Exactly the lines from the one with "Emit a Python script that matches this image, drawn with seaborn" through the one with "import seaborn as sns" should be returned, both ends included and nothing else. Omit any pictures.

(Record list)
========

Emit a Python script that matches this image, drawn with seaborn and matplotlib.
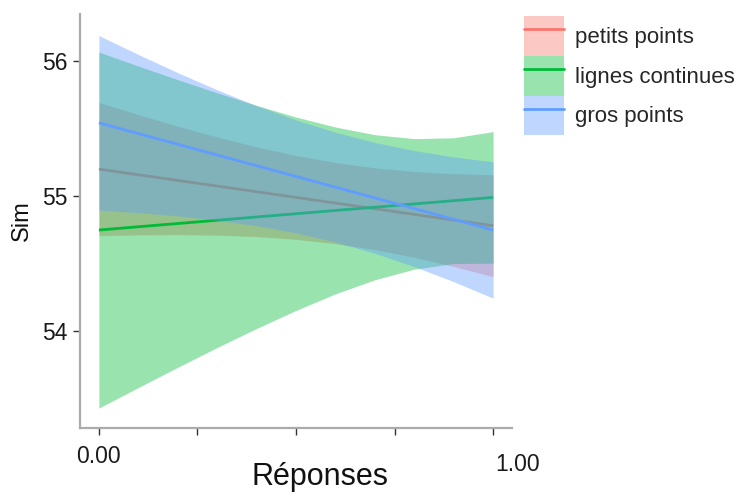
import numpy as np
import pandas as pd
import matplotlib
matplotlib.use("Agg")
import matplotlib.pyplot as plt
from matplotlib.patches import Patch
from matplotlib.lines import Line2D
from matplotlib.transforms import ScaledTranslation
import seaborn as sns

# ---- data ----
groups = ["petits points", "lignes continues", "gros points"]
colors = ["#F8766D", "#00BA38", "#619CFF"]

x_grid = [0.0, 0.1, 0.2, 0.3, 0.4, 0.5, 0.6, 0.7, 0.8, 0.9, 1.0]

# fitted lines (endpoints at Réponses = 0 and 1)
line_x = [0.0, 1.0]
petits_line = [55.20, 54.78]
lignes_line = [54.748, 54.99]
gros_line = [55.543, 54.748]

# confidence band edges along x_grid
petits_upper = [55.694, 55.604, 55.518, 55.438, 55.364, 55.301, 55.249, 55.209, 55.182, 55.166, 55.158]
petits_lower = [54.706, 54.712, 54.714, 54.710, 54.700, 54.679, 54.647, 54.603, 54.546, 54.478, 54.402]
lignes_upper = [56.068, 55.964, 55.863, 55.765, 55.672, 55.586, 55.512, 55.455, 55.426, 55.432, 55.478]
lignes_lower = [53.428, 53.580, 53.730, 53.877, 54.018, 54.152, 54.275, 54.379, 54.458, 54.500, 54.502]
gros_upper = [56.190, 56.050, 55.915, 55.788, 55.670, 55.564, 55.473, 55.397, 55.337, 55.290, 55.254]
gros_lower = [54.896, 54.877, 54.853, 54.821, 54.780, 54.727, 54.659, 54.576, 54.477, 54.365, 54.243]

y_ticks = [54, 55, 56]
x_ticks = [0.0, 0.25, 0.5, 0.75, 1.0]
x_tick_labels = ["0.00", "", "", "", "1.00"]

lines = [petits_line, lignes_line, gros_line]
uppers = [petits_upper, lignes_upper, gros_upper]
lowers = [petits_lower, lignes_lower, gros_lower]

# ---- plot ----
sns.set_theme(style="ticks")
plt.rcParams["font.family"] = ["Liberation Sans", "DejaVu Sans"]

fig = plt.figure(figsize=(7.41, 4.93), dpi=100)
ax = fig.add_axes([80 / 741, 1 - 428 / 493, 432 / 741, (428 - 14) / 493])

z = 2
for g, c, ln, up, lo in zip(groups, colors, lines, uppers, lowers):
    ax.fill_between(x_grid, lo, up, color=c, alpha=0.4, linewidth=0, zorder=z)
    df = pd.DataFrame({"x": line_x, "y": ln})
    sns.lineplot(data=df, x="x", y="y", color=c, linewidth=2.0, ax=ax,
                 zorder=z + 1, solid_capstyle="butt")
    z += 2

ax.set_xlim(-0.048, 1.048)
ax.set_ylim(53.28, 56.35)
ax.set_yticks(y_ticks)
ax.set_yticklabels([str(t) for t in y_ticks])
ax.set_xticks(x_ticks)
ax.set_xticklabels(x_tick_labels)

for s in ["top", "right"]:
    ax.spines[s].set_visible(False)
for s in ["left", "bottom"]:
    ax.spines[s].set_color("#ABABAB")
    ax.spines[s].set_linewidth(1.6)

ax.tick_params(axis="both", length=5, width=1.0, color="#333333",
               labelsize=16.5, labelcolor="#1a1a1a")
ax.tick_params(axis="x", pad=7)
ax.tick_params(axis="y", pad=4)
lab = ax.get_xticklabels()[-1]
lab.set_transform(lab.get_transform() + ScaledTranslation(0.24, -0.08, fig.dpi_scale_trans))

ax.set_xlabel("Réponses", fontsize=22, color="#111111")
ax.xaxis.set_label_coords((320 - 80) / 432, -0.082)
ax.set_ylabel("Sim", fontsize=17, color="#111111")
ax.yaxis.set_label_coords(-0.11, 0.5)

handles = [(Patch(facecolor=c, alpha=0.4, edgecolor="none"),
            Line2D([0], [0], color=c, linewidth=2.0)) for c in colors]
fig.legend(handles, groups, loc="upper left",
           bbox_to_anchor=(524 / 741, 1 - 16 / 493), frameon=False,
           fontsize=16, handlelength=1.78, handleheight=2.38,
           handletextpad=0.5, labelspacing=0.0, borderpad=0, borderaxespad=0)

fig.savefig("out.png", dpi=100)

========

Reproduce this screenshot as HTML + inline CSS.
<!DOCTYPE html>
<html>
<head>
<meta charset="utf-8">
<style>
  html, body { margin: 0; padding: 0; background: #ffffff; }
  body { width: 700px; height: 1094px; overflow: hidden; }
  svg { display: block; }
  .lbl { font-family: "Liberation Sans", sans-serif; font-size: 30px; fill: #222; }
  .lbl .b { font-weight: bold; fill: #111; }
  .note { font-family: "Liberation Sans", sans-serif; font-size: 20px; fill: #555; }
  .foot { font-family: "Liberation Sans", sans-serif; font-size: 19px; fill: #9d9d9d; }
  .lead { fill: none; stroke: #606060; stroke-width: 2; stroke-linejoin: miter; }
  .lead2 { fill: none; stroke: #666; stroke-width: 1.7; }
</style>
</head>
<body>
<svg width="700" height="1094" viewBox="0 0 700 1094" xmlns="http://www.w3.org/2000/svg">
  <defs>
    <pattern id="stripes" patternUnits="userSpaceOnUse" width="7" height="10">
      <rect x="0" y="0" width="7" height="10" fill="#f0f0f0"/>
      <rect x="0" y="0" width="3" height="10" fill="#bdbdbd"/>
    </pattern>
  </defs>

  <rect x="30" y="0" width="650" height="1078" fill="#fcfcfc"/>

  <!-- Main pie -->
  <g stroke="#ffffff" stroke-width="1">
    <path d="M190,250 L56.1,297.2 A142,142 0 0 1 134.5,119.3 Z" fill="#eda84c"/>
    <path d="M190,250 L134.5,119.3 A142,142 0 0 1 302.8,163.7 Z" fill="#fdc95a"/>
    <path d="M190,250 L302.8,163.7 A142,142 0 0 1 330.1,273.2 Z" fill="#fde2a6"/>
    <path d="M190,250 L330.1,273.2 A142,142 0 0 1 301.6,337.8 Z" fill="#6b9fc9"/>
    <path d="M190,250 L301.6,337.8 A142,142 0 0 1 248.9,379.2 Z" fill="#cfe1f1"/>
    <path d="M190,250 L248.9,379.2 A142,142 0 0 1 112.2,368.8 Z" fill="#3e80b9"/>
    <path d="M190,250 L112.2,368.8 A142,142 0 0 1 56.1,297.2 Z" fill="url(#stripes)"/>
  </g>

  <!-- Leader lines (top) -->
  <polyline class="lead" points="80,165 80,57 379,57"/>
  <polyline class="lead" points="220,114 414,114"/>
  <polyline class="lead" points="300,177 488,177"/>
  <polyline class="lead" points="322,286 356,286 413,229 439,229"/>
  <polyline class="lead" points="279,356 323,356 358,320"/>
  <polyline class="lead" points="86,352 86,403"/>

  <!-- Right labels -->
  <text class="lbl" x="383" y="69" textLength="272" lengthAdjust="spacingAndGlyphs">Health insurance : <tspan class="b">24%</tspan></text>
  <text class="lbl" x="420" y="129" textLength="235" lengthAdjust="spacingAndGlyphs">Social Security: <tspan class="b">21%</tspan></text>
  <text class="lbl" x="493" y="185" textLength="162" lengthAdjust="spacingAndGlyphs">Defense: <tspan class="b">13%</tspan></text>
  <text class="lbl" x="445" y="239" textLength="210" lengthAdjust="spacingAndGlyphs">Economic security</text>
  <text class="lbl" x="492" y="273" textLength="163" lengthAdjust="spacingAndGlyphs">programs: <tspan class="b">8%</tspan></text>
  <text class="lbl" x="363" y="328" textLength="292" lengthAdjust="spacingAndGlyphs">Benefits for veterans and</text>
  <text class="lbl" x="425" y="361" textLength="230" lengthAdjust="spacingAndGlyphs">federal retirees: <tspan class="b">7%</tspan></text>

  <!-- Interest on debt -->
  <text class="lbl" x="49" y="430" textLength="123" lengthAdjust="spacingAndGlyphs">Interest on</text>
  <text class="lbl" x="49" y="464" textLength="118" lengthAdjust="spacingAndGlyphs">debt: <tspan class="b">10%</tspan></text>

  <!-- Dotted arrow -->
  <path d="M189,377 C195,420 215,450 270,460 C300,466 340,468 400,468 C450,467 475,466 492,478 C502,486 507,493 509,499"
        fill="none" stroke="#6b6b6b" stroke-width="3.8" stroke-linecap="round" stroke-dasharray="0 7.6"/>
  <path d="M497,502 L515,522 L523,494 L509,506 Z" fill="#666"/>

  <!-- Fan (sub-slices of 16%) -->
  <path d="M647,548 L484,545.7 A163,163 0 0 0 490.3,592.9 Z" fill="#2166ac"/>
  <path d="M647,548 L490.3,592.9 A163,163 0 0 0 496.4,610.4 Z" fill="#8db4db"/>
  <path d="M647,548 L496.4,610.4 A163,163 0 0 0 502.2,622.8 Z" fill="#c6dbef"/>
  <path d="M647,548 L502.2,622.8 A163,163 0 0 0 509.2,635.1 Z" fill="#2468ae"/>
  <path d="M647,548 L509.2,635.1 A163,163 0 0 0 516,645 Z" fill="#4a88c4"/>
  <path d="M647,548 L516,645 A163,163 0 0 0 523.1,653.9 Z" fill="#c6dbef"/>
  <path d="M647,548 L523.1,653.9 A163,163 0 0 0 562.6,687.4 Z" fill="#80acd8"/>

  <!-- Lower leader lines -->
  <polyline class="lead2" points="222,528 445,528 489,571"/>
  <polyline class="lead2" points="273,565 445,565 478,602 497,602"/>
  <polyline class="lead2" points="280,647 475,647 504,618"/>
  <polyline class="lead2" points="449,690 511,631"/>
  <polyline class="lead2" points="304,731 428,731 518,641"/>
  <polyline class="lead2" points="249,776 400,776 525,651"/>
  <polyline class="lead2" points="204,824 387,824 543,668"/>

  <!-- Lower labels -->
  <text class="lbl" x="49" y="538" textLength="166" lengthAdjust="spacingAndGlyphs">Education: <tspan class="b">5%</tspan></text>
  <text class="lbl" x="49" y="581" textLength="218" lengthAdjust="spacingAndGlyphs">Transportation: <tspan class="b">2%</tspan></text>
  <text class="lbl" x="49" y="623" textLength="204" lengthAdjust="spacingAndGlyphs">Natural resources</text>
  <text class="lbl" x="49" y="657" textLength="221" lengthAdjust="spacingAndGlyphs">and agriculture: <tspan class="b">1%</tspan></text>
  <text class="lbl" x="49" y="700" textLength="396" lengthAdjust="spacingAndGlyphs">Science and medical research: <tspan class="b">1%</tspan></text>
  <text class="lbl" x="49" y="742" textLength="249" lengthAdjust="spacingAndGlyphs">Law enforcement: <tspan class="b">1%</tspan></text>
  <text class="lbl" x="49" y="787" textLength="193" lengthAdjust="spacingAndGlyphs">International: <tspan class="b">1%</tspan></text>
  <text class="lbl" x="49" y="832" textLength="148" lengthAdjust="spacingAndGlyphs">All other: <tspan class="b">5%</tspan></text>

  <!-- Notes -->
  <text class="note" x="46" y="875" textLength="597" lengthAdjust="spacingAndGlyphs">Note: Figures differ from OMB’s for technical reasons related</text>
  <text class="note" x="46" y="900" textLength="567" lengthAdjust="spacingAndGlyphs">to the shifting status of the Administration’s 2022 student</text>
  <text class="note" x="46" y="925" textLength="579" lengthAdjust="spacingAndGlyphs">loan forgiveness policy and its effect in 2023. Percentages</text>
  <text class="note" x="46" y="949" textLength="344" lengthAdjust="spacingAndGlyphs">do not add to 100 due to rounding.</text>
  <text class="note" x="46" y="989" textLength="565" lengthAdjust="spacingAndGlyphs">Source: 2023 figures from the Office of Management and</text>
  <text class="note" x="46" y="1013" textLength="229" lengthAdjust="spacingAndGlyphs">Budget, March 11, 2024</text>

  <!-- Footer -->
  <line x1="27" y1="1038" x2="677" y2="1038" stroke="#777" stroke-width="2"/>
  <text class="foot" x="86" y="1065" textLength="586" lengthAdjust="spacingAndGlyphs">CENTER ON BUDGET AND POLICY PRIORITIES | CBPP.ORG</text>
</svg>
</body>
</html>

========

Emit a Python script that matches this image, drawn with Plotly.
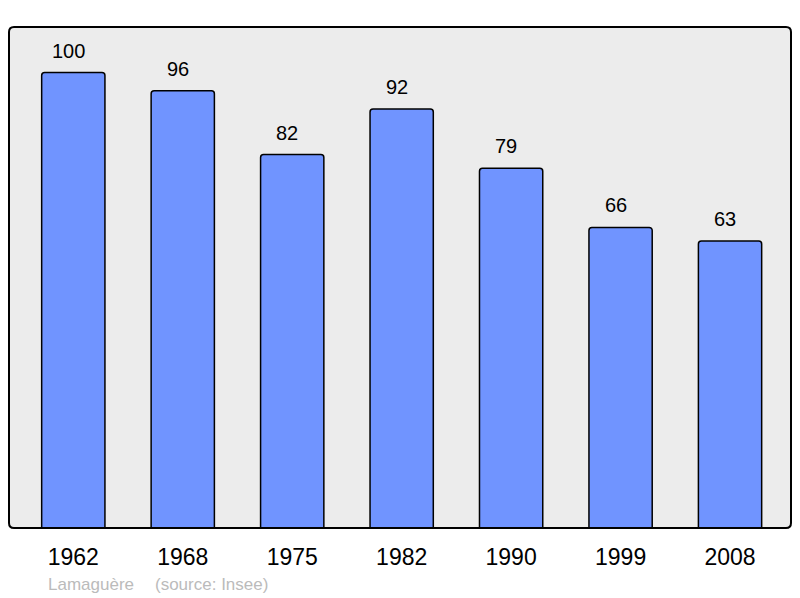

========

(Exercise output)
Emit a Python script that matches this image, drawn with seaborn and matplotlib.
import numpy as np
import pandas as pd
import matplotlib
matplotlib.use("Agg")
import matplotlib.pyplot as plt
from matplotlib.patches import Patch
from matplotlib.lines import Line2D
from matplotlib.transforms import ScaledTranslation
import seaborn as sns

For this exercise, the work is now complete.